The OO is designed to look acoustic only, but there is an undersaddle pickup here, an LR Baggs VTC unit, with the preamp built into the endpin jack, and the controls secreted just inside the soundhole. You trade off the functionality of a fully-loaded head unit with tuner and multi band EQ to maintain the vintage look of the instrument, but the battery position, on the back inside the upper bout, will mean battery changes are impossible without string removal.
For this instrument, and any where avoiding obviously modern accoutrements is a priority, it feels like the right choice. For the street price of just over £500, this guitar is fantastic value; Alvarez has stinted nowhere, and things like the bone nut and saddle and maple binding are real standout features at this price point.
Pick the guitar up, and the positive impressions only increase; we seem to be having a rash of really great new parlours on the market, and this is no exception. Picking it up, it’s as dinky and accessible as you would imagine.
Don’t let the description of the neck profile leave you expecting a chunky vintage baseball bat of a neck: the profile is in fact slim, and the V is very soft indeed - just about detectable at the nut, not really at all once you go further up. Compared to the Epiphone Olympic archtop we had on hand, the amount of wood was minimal, which is almost a shame: a bit more of a chunky hard V would have been very welcome.
It’s nevertheless a very playable neck and combines well with the short scale to make stretches and leaps much more attainable, though the action could stand to be a little lower.
Tonally, it’s everything you would hope for: bright, shimmering highs, balanced by a relatively warm middle and bass end. The highs twinkle and sustain really nicely, cutting through well if you push hard, but at their best, played with restraint and subtlety.
The mid and low end are impressively powerful for such a small body; not in dreadnought territory, naturally, but absolutely neither boxy nor muted, which given the combination of short scale and small body is no mean feat.
The mahogany seems to impart a warmth to these, which chimes well with the ringing top end, and makes for a very balanced tone. The Alvarez lends itself very well to fingerstyle, the shorter scale and corresponding lower string tension making the dance of the fingers just that little bit easier than on a larger guitar, and the wonderful tone really sings out when played this way.
Strummed with a fingertip or nail, the projection and clarity of the tone are impressive, and all the more so with a plectrum. We really dug in, and gave the little box a hard workout, but no matter what, we were unable to induce any boxiness or uncontrolled aspect to the tone. Played really hard this way, the clarity started to ebb away a bit; it’s not a big strummer in the way that a large bodied guitar might be, but it rewards restraint with the plectrum with a wonderfully ringing tone and excellent note separation.
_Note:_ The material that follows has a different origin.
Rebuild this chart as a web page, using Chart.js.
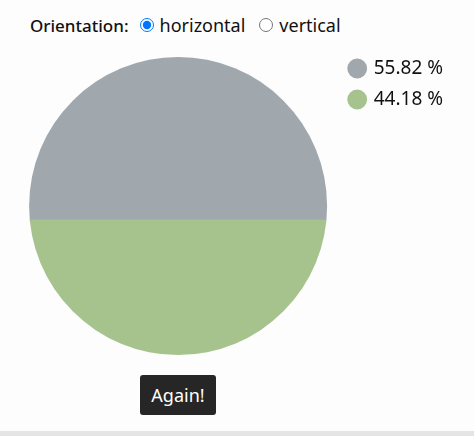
<!DOCTYPE html>
<html>
<head>
<meta charset="utf-8">
<script src="https://cdn.jsdelivr.net/npm/chart.js@4"></script>
<style>
  body { margin: 0; background: #fefdfe; font-family: "Noto Sans", sans-serif; color: #111; }
  .top { position: absolute; left: 30px; top: 13px; font-size: 18px; display: flex; align-items: center; }
  .top b { font-weight: 500; font-size: 17px; margin-right: 11px; }
  .top label { display: flex; align-items: center; margin-right: 14px; }
  .top input { margin: 0 6px 0 0; width: 14px; height: 14px; }
  #wrap { position: absolute; left: 0; top: 37px; width: 474px; height: 328px; }
  #again { position: absolute; left: 140px; top: 375px; width: 76px; height: 40px; background: #262626; color: #fff;
           border: none; border-radius: 3px; font: 18px "Noto Sans", sans-serif; }
  .foot { position: absolute; left: 0; bottom: 0; width: 474px; height: 5px; background: #e4e4e4; }
</style>
</head>
<body>
<div class="top">
  <b>Orientation:</b>
  <label><input type="radio" name="o" checked>horizontal</label>
  <label><input type="radio" name="o">vertical</label>
</div>
<div id="wrap"><canvas id="myPieChart"></canvas></div>
<button id="again">Again!</button>
<div class="foot"></div>
<script>
var shares = [55.82, 44.18];
var colors = ["#a1a8ad", "#a6c38e"];
var labels = shares.map(function (v) { return v.toFixed(2) + " %"; });

// fill the circle like a glass: each slice becomes a horizontal band
var levelPlugin = {
  id: "level",
  beforeDatasetDraw: function (chart, args) {
    var meta = args.meta;
    var arc = meta.data[0];
    if (!arc) return;
    var cx = arc.x, cy = arc.y, r = arc.outerRadius;
    var ds = chart.data.datasets[args.index];
    var total = ds.data.reduce(function (a, b) { return a + b; }, 0);
    var ctx = chart.ctx;
    // y of the level line for a cumulative share, counted from the top
    function levelY(frac) {
      if (frac <= 0) return cy - r;
      if (frac >= 1) return cy + r;
      var lo = 0, hi = 2 * Math.PI;
      for (var i = 0; i < 60; i++) {
        var t = (lo + hi) / 2;
        if ((t - Math.sin(t)) / (2 * Math.PI) < frac) lo = t; else hi = t;
      }
      return cy - r * Math.cos(lo / 2);
    }
    var acc = 0;
    ctx.save();
    ctx.beginPath();
    ctx.arc(cx, cy, r, 0, 2 * Math.PI);
    ctx.clip();
    ds.data.forEach(function (v, i) {
      var y0 = levelY(acc / total);
      acc += v;
      var y1 = levelY(acc / total);
      ctx.fillStyle = ds.backgroundColor[i];
      ctx.fillRect(cx - r - 1, y0, 2 * r + 2, y1 - y0 + (i < ds.data.length - 1 ? 0.5 : 0));
    });
    ctx.restore();
    return false;
  }
};

var ctx = document.getElementById("myPieChart").getContext("2d");
var myPieChart = new Chart(ctx, {
  type: "pie",
  data: {
    labels: labels,
    datasets: [{ data: shares, backgroundColor: colors, borderWidth: 0 }]
  },
  options: {
    responsive: true,
    maintainAspectRatio: false,
    animation: false,
    radius: 149,
    layout: { padding: { top: 10, bottom: 0, left: 18, right: 21 } },
    plugins: {
      tooltip: { enabled: false },
      legend: {
        position: "right",
        align: "start",
        labels: {
          usePointStyle: true,
          pointStyle: "circle",
          boxWidth: 14,
          boxHeight: 14,
          padding: 12,
          color: "#111",
          font: { family: "Noto Sans", size: 19 }
        }
      }
    }
  },
  plugins: [levelPlugin]
});
</script>
</body>
</html>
Plug it in, and the results are pretty satisfying; full disclosure, we’re about ready to ditch pickups and move to a condenser mic in frustration at not getting the tone we hear acoustically coming through the PA. With that in mind, this is a pretty decent piezo system; it’s punchier than the guitar’s acoustic tone, which takes the edge off some of the sweetness, but it sounds like the same guitar.
A volume and tone is all electric guitarists have had to play with for years, and while we missed the convenience of an onboard tuner, and might occasionally cry out for a notch filter or phase switch, the system here works fine, keeps the weight down, and is certainly more aesthetically pleasing to those of us on the luddite end of the scale.
This guitar is excellent value whichever way you look at it. A street price of just over £500 for all solid woods is pretty keen anyway, and once you factor in the bone nut and saddle, nice fit and finish and great looks, it’s a killer deal.
Let us never forget, though, that we buy guitars for the tone not the spec, and here too the Alvarez is a winner, and it combines all the features to be a great kitchen table guitar and a great stage guitar.
If you are a regular reader, you’ll know we had another low budget cracker of a parlour recently, and this has the potential to be even better. If you’re looking for an all solid parlour, don’t buy until you try this, because it’s comparable with instruments of three or more times the price.